Someone reached out to me recently, they were introduced to me by a podcast agency. “You really need to have this guy on your show.” I went to his LinkedIn, looked like he fit the bill. I said, “Great. Schedule a Zoom call with me and your possible guest. I want to see him before I put him on the show.” I always do that. The guy got on and he seemed okay. I said, “Well, what do you like about my show?” He said, “Well, to be honest with you, I haven’t listened to any.” I said, “Okay. Well, have you been to the website?” “No, I really haven’t. I’m sorry.” I said, “You know what? Okay, great.” I said, “Here’s my advice to you. Next time you’re introduced to someone who hosts a show, give them a three-minute gesture of jumping to the website, or at least their LinkedIn.”

I don’t even remember who it is because I said, “I’m not going to have him on my show.” If you’re not going to give me the respect of three minutes, I don’t need you to listen to 100 shows. Listen to one, zip through it, read a transcript. That’s the respect you want to give the podcast host. There’s so much value in podcasting. I have an expression, Zeev. If only one person listens to my podcast, then one person listens to my podcast. I’m grateful for that one person if I’m going to impact their life by giving me a half an hour. I want to have 1,000 people. We get 2,000 downloads per show. We get another couple of hundred people reading the transcript. We also post the show on LinkedIn, as you know. We get 1,500 to 3,000 views every show. I’m giving you something. We want those numbers, but if I’m impacting one person, then that’s valuable by itself.

Zeev Wexler: I can tell you, you’re impacting one person, I’m sitting right in front of you. I’ve been impacted. Thank you, Fred, for allowing me to do this. Love sitting down and talking to you. One thing I want to say, I’ve been a part of your organization, the Institute for Excellence in Sales for the past six years. I want to say thank you because you bring in like-minded people. I’ve created friends, businesses, relationships, all through the people that you introduced me to in your organization, and I love association. I feel like that’s what takes me where I want to be in life. You’ve been a big part of my association, love being a part of what you do, and thank you for all these wonderful podcasts and everything you do through the Institute of Excellence in Sales.

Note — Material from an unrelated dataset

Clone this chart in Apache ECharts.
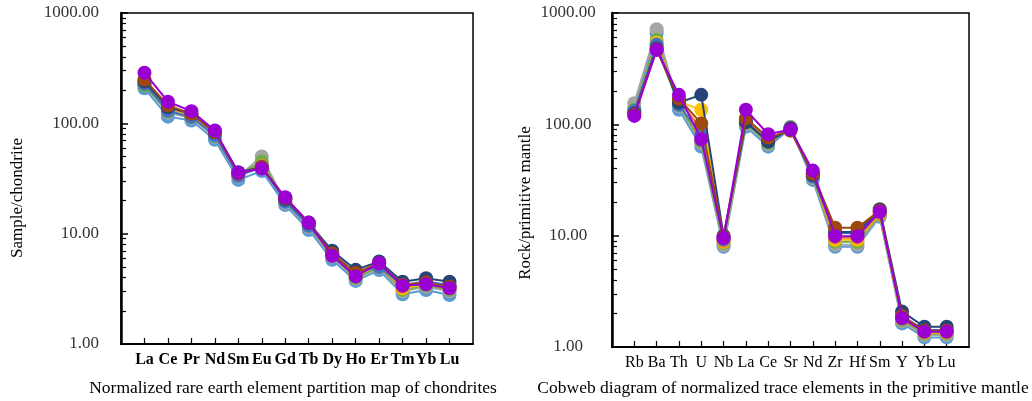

Fred Diamond: Thank you to you again. You’ve been a big part of it, sponsor. You’ve been our email supporter, got us up and you’ve done so much for the Institute as well. Zeev, I like to end every show with an action step. I always ask the guest, “You’ve given us 20 great ideas. Give us an action step to have the sales professionals who listen take their sales career to the next level.” I’m going to end the show with this. The value of the podcast has been so life-changing. The fact that you and I are here talking about these memories, and we could talk for hours.

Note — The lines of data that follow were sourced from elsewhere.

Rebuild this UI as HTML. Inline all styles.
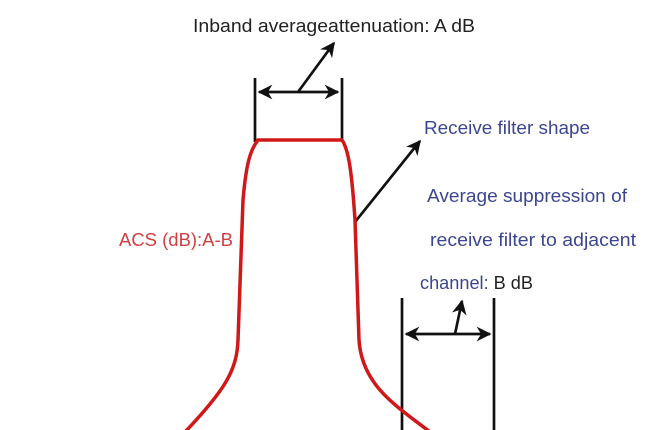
<!DOCTYPE html>
<html><head><meta charset="utf-8"><style>
html,body{margin:0;padding:0;background:#fff;}
svg{display:block;}
text{font-family:"Liberation Sans",Arial,sans-serif;font-size:18px;}
</style></head><body>
<svg width="672" height="430" viewBox="0 0 672 430" xmlns="http://www.w3.org/2000/svg">
<defs>
<marker id="a" viewBox="0 0 10 10" refX="9" refY="5" markerWidth="5.5" markerHeight="5.5" orient="auto-start-reverse">
<path d="M0,0 L10,5 L0,10 L3,5 z" fill="#111"/></marker>
</defs>
<rect width="672" height="430" fill="#fff"/>
<text x="193" y="32" fill="#222" textLength="282" lengthAdjust="spacingAndGlyphs">Inband averageattenuation:  A dB</text>
<g stroke="#111" stroke-width="2.7" fill="none">
<line x1="255" y1="78" x2="255" y2="142"/>
<line x1="342" y1="78" x2="342" y2="142"/>
<line x1="259" y1="92" x2="338" y2="92" marker-start="url(#a)" marker-end="url(#a)"/>
<line x1="298" y1="92" x2="334" y2="43" marker-end="url(#a)"/>
<line x1="355" y1="222" x2="420" y2="141" marker-end="url(#a)"/>
<line x1="402" y1="298" x2="402" y2="430"/>
<line x1="494" y1="298" x2="494" y2="430"/>
<line x1="406" y1="334" x2="490" y2="334" marker-start="url(#a)" marker-end="url(#a)"/>
<line x1="455" y1="334" x2="462" y2="301" marker-end="url(#a)"/>
</g>
<path d="M185,432 C225,390 237,370 238,340 L243,200 C246,165 250,150 258,140 L342,140 C349,150 352,175 355,220 L359,340 C362,385 395,405 430,432" stroke="#d01818" stroke-width="3.5" fill="none"/>
<text x="424" y="134" fill="#3c4690" textLength="166" lengthAdjust="spacingAndGlyphs">Receive filter shape</text>
<text x="427" y="202" fill="#3c4690" textLength="200" lengthAdjust="spacingAndGlyphs">Average suppression of</text>
<text x="430" y="246" fill="#3c4690" textLength="206" lengthAdjust="spacingAndGlyphs">receive filter to adjacent</text>
<text x="420" y="289" fill="#3c4690" textLength="113" lengthAdjust="spacingAndGlyphs">channel: <tspan fill="#222">B dB</tspan></text>
<text x="119" y="246" fill="#d04040" textLength="114" lengthAdjust="spacingAndGlyphs">ACS (dB):A-B</text>
</svg>
</body></html>
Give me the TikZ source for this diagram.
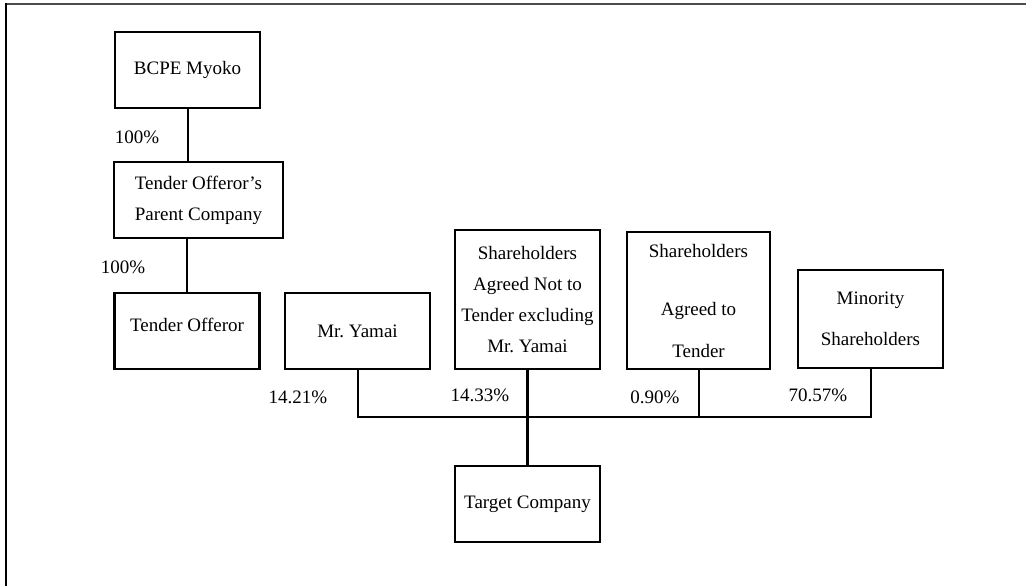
\documentclass[tikz,border=0pt]{standalone}
\usepackage{fontspec}
\setmainfont{Liberation Serif}
\usepackage{tikz}
\frenchspacing

\tikzset{
  entity/.style={draw, line width=2.5pt, align=center, inner sep=0pt,
    minimum width=145pt, minimum height=76pt, font=\fontsize{19}{31}\selectfont},
  link/.style={line width=2pt},
  pct/.style={font=\fontsize{19}{22}\selectfont, inner sep=0pt}
}

\begin{document}
\begin{tikzpicture}[x=1pt, y=-1pt]
\useasboundingbox (0,0) rectangle (1026,586);
\draw[line width=2.5pt, black!70] (6,4) -- (1026,4);
\draw[line width=2.5pt] (6,3) -- (6,586);

\node[entity] (myoko) at (187.5,70) {BCPE Myoko};
\node[entity, minimum width=169pt] (parent) at (198.5,200) {Tender Offeror's\\Parent Company};
\node[entity] (offeror) at (187,331) {\raisebox{12pt}{Tender Offeror}};
\node[entity] (yamai) at (357.5,331) {Mr. Yamai};
\node[entity, minimum height=139pt] (notto) at (527.5,299.5)
  {Shareholders\\Agreed Not to\\Tender excluding\\Mr. Yamai};
\node[entity, minimum width=143pt, minimum height=137pt] (agreed) at (698.5,300.5)
  {\raisebox{14pt}{Shareholders}\\[13pt]Agreed to\\[11pt]Tender};
\node[entity, minimum height=98pt] (minority) at (870.5,319)
  {Minority\\[10pt]Shareholders};
\node[entity] (target) at (527.5,504) {Target Company};

\coordinate (bus) at (527.5,417);

\draw[link] (myoko.south) -- (myoko.south |- parent.north);
\draw[link] (offeror.north |- parent.south) -- (offeror.north);

\draw[link] (yamai.south) -- (yamai.south |- bus) -- (minority.south |- bus) -- (minority.south);
\draw[link] (agreed.south) -- (agreed.south |- bus);
\draw[line width=3pt] (notto.south) -- (target.north);

\node[pct] (p1) at (137,137) {100\%};
\node[pct] (p2) at (123,267) {100\%};
\node[pct] (p3) at (298,397) {14.21\%};
\node[pct] (p4) at (480,395) {14.33\%};
\node[pct] (p5) at (655,397) {0.90\%};
\node[pct] (p6) at (818,395) {70.57\%};
\end{tikzpicture}
\end{document}
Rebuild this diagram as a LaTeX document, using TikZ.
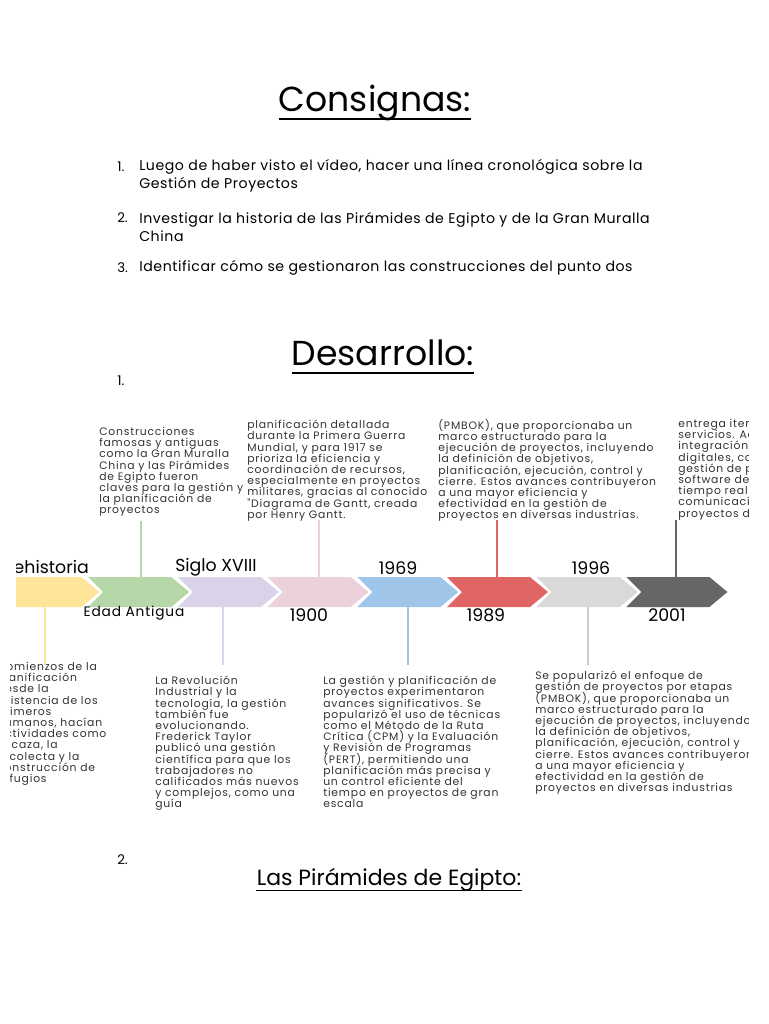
\documentclass[tikz,border=0pt]{standalone}
\usepackage{fontspec}
\setmainfont{Poppins}
\newfontfamily\tlf{Poppins}[LetterSpace=7.5]
\newfontfamily\lbf{Poppins}[LetterSpace=6]
\newfontfamily\lsf{Poppins}[LetterSpace=4]
\newcommand\tlfont{\tlf\fontsize{8.1pt}{8.4pt}\selectfont\lineskiplimit -20pt\lineskip 0pt\relax}
\definecolor{txt}{HTML}{333333}
\definecolor{cyel}{HTML}{FFE599}
\definecolor{cgre}{HTML}{B6D7A8}
\definecolor{cpur}{HTML}{D9D2E9}
\definecolor{cpin}{HTML}{EAD1DC}
\definecolor{cblu}{HTML}{9FC5E8}
\definecolor{cred}{HTML}{E06666}
\definecolor{clgr}{HTML}{D9D9D9}
\definecolor{cdgr}{HTML}{666666}
\definecolor{clgl}{HTML}{CCCCCC}
\begin{document}
\begin{tikzpicture}[x=0.75pt,y=-0.75pt,
  tl/.style={anchor=north west, inner sep=0pt, align=left, text=txt, font=\tlfont},
  listtxt/.style={anchor=west, inner sep=0pt, align=left, text=black,
    font=\lsf\fontsize{10.6pt}{13.5pt}\selectfont},
  numtxt/.style={anchor=west, inner sep=0pt, text=black,
    font=\fontsize{10pt}{12pt}\selectfont},
  title/.style={inner sep=0pt, text=black, font=\fontsize{26pt}{30pt}\selectfont},
  uline/.style={line width=1.2pt, black},
  lab/.style={inner sep=0pt, text=black, font=\fontsize{13pt}{15pt}\selectfont},
  conn/.style={line width=1.9pt}]
\useasboundingbox[fill=white] (0,0) rectangle (768,1024);

% ---- headings ----
\node[title] (t1) at (375,103) {Consignas:};
\draw[uline] ([yshift=-5.5pt]t1.base west) -- ([yshift=-5.5pt]t1.base east);
\node[numtxt] (n1) at (117,167) {1.};
\node[listtxt] (l1) at (139,176) {Luego de haber visto el vídeo, hacer una línea cronológica sobre la\\Gestión de Proyectos};
\node[numtxt] (n2) at (117,218) {2.};
\node[listtxt] (l2) at (139,227) {Investigar la historia de las Pirámides de Egipto y de la Gran Muralla\\China};
\node[numtxt] (n3) at (117,268) {3.};
\node[listtxt] (l3) at (139,268) {Identificar cómo se gestionaron las construcciones del punto dos};

\node[title] (t2) at (383,353) {Desarrollo:};
\draw[uline] ([yshift=-5.5pt]t2.base west) -- ([yshift=-5.5pt]t2.base east);
\node[numtxt] (n4) at (117,381) {1.};

\node[numtxt] (n5) at (117,860) {2.};
\node[title, font=\fontsize{16.5pt}{20pt}\selectfont] (t3) at (389,880) {Las Pirámides de Egipto:};
\draw[uline, line width=0.9pt] ([yshift=-3.5pt]t3.base west) -- ([yshift=-3.5pt]t3.base east);

% ---- chevrons ----
\begin{scope}
\clip (16,550) rectangle (748,620);
\foreach \L/\c in {-1.5/cyel, 88.2/cgre, 177.9/cpur, 267.6/cpin, 357.3/cblu, 447/cred, 536.7/clgr, 626.4/cdgr}
  \fill[\c] (\L,577) -- ++(83,0) -- ++(18,15) -- ++(-18,15) -- ++(-83,0) -- ++(15,-15) -- cycle;
\node[lab, anchor=east] (p0) at (89,567) {Prehistoria};
\end{scope}

\coordinate (cyb) at (45,607);
\coordinate (cgt) at (141,577);
\coordinate (cpb) at (223,607);
\coordinate (cit) at (319,577);
\coordinate (cbb) at (408,607);
\coordinate (crt) at (497,577);
\coordinate (clb) at (588,607);
\coordinate (cdt) at (676,577);

\begin{scope}
\clip (10,400) rectangle (748,830);
% period labels
\node[lab, font=\lbf\fontsize{10.3pt}{12pt}\selectfont] (p1) at (134,613) {Edad Antigua};
\node[lab] (p2) at (216,567) {Siglo XVIII};
\node[lab] (p3) at (309,615) {1900};
\node[lab] (p4) at (398,568) {1969};
\node[lab] (p5) at (486,615) {1989};
\node[lab] (p6) at (591,568) {1996};
\node[lab] (p7) at (667,615) {2001};

% top texts
\node[tl] (x1) at (99,427) {Construcciones\\famosas y antiguas\\como la Gran Muralla\\China y las Pirámides\\de Egipto fueron\\claves para la gestión y\\la planificación de\\proyectos};
\node[tl] (x3) at (247,420) {planificación detallada\\durante la Primera Guerra\\Mundial, y para 1917 se\\prioriza la eficiencia y\\coordinación de recursos,\\especialmente en proyectos\\militares, gracias al conocido\\"Diagrama de Gantt, creada\\por Henry Gantt.};
\node[tl] (x5) at (438,419) {(PMBOK), que proporcionaba un\\marco estructurado para la\\ejecución de proyectos, incluyendo\\la definición de objetivos,\\planificación, ejecución, control y\\cierre. Estos avances contribuyeron\\a una mayor eficiencia y\\efectividad en la gestión de\\proyectos en diversas industrias.};
\node[tl] (x7) at (678,419) {entrega iterativa de\\servicios. Además, la\\integración de las\\digitales, como el\\gestión de proyectos\\software de gestión\\tiempo real y la\\comunicación en los\\proyectos de todo};

% bottom texts
\node[tl] (x0) at (-3,662) {Comienzos de la\\planificación\\desde la\\existencia de los\\primeros\\humanos, hacían\\actividades como\\la caza, la\\recolecta y la\\construcción de\\refugios};
\node[tl] (x2) at (155,676) {La Revolución\\Industrial y la\\tecnología, la gestión\\también fue\\evolucionando.\\Frederick Taylor\\publicó una gestión\\científica para que los\\trabajadores no\\calificados más nuevos\\y complejos, como una\\guía};
\node[tl] (x4) at (323,676) {La gestión y planificación de\\proyectos experimentaron\\avances significativos. Se\\popularizó el uso de técnicas\\como el Método de la Ruta\\Crítica (CPM) y la Evaluación\\y Revisión de Programas\\(PERT), permitiendo una\\planificación más precisa y\\un control eficiente del\\tiempo en proyectos de gran\\escala};
\node[tl] (x6) at (535,671) {Se popularizó el enfoque de\\gestión de proyectos por etapas\\(PMBOK), que proporcionaba un\\marco estructurado para la\\ejecución de proyectos, incluyendo\\la definición de objetivos,\\planificación, ejecución, control y\\cierre. Estos avances contribuyeron\\a una mayor eficiencia y\\efectividad en la gestión de\\proyectos en diversas industrias};
\end{scope}

% connectors
\draw[conn, cyel] (cyb) -- (cyb |- 0,665);
\draw[conn, cgre] (cgt) -- (cgt |- 0,521);
\draw[conn, cpur] (cpb) -- (cpb |- 0,665);
\draw[conn, cpin] (cit) -- (cit |- 0,520);
\draw[conn, cblu] (cbb) -- (cbb |- 0,665);
\draw[conn, cred] (crt) -- (crt |- 0,520);
\draw[conn, clgl] (clb) -- (clb |- 0,665);
\draw[conn, cdgr] (cdt) -- (cdt |- 0,520);
\end{tikzpicture}
\end{document}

I’ve learned so much about people. I’ve met so many great people. I’ve heard so many great stories. I’ve become a better sales expert by talking to people every day. It’s the highlight of my day getting to talk to people. Podcasting, you do so much. We’re coming out with a book, finally, Insights for Sales Game Changers. It’s probably even out now. It’s going to come out in early May. It’s basically, we took the top 15 words that have been uttered on the podcast. I mean, empathy, listening, leadership, prospecting. We went back and found the best quotes and examples that we’ve talked about. We’re going to get that out there as a book, and eBooks, and Instagram posts, and those kinds of things.

One interview can lead to so much that you could do to get marketed out there. I recommend people do it. Don’t be afraid of it. You’re having a conversation about something you love. It’s been a very valuable exercise for me. Zeev Wexler, thank you so much for everything. For all the listeners, thank you all so much.